山岡 セイ子ママ
「私の主人はダンディーだった。ロマンの塊だったのよ。本当に良い男だったわ」と、亡くなったご主人の店を、長年一人で守り続ける、花園の婦人洋服店「ハカタ」のママ。
40年前にご主人の山岡祥二さんが創業した「ハカタ」。繊維や呉服などを販売していた。「当時、(祥二さんが)こげ茶色の風呂敷を担いで出かけたのを、今でも思い出すわ。小樽の港が栄えていてね、なんでも売れたのよ、本当に」と、当時の活気があった小樽を思い出す。
大型店などの進出で商売は難しくなってきているが、11年前に花園にあった店から、現在の花園公園通りに店を新たに出した。11月1日には2号店として、都通りアーケード内に稲穂店をオープンさせた。「小樽の人は本当に優しい。今、こうやってお店があるのも、ずっと通い続けてくれるお客さんがいるからなのよね」と、小樽人の暖かさを感じているという。

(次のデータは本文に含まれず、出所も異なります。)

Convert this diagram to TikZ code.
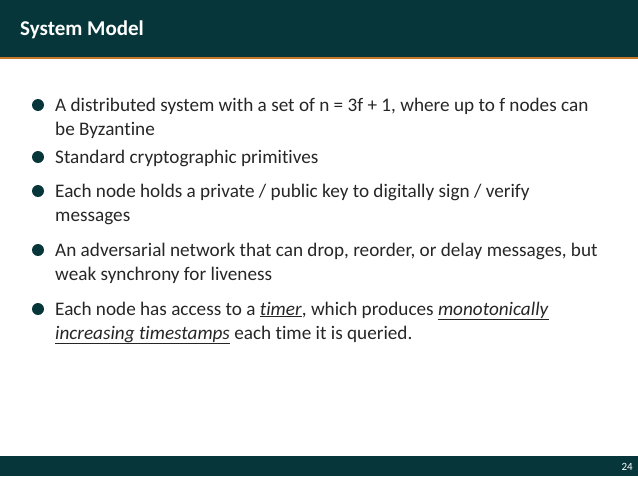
\documentclass[tikz,border=0pt]{standalone}
\usepackage{fontspec}
\setmainfont{Carlito}[RawFeature={-liga;-clig}]
\definecolor{hdr}{HTML}{06363A}
\definecolor{orn}{HTML}{C8782A}
\begin{document}
\begin{tikzpicture}[x=1pt,y=-1pt,
  txt/.style={anchor=base west,inner sep=0pt,font=\fontsize{19.2}{22}\selectfont,text=black!85},
  dot/.style={circle,fill=hdr,inner sep=0pt,minimum size=12pt}]
\useasboundingbox (0,0) rectangle (638,479);
\fill[hdr] (0,0) rectangle (638,57);
\fill[orn] (0,57) rectangle (638,59);
\fill[hdr] (0,456) rectangle (638,476);
\node[anchor=base west,inner sep=0pt,text=white,font=\fontsize{21}{24}\bfseries\selectfont] (title) at (20,35) {System Model};
\node[anchor=base east,inner sep=0pt,text=white,font=\fontsize{11}{12}\selectfont] (pg) at (633,470) {24};
\node[dot] (b1) at (38,105) {};
\node[txt] (t1a) at (55,111) {A distributed system with a set of n = 3f + 1, where up to f nodes can};
\node[txt] (t1b) at (55,135) {be Byzantine};
\node[dot] (b2) at (38,157) {};
\node[txt] (t2) at (55,163) {Standard cryptographic primitives};
\node[dot] (b3) at (38,191) {};
\node[txt] (t3a) at (55,197) {Each node holds a private / public key to digitally sign / verify};
\node[txt] (t3b) at (55,221) {messages};
\node[dot] (b4) at (38,250) {};
\node[txt] (t4a) at (55,256) {An adversarial network that can drop, reorder, or delay messages, but};
\node[txt] (t4b) at (55,280) {weak synchrony for liveness};
\node[dot] (b5) at (38,309) {};
\node[txt] (t5a) at (55,315) {Each node has access to a \underline{\textit{timer}}, which produces \underline{\textit{monotonically}}};
\node[txt] (t5b) at (55,339) {\underline{\textit{increasing timestamps}} each time it is queried.};
\end{tikzpicture}
\end{document}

お店を手伝い始めたきっかけは、20年前に亡くなった具合の悪い夫の体を支えるためだったという。「毎日主人の写真を見て、『1日がんばります』と見守ってもらってます」と、店のレジのそばに飾ってある祥二さんの写真を見上げる。新しい店を持てて、小樽のお客さんが通い続けてくれるのは、ご主人が導いてくれたんだという。
「今は長男にお店を譲りたい、残したいと、そんな思いで毎日がんばっています」と話す、元気で明るいママ。買物客に親身になって、「この服がいい」、「じゃあ、わたしが着ちゃおうかな」などと、冗談も交え接客する、花園の婦人洋服店「ハカタ」のママ。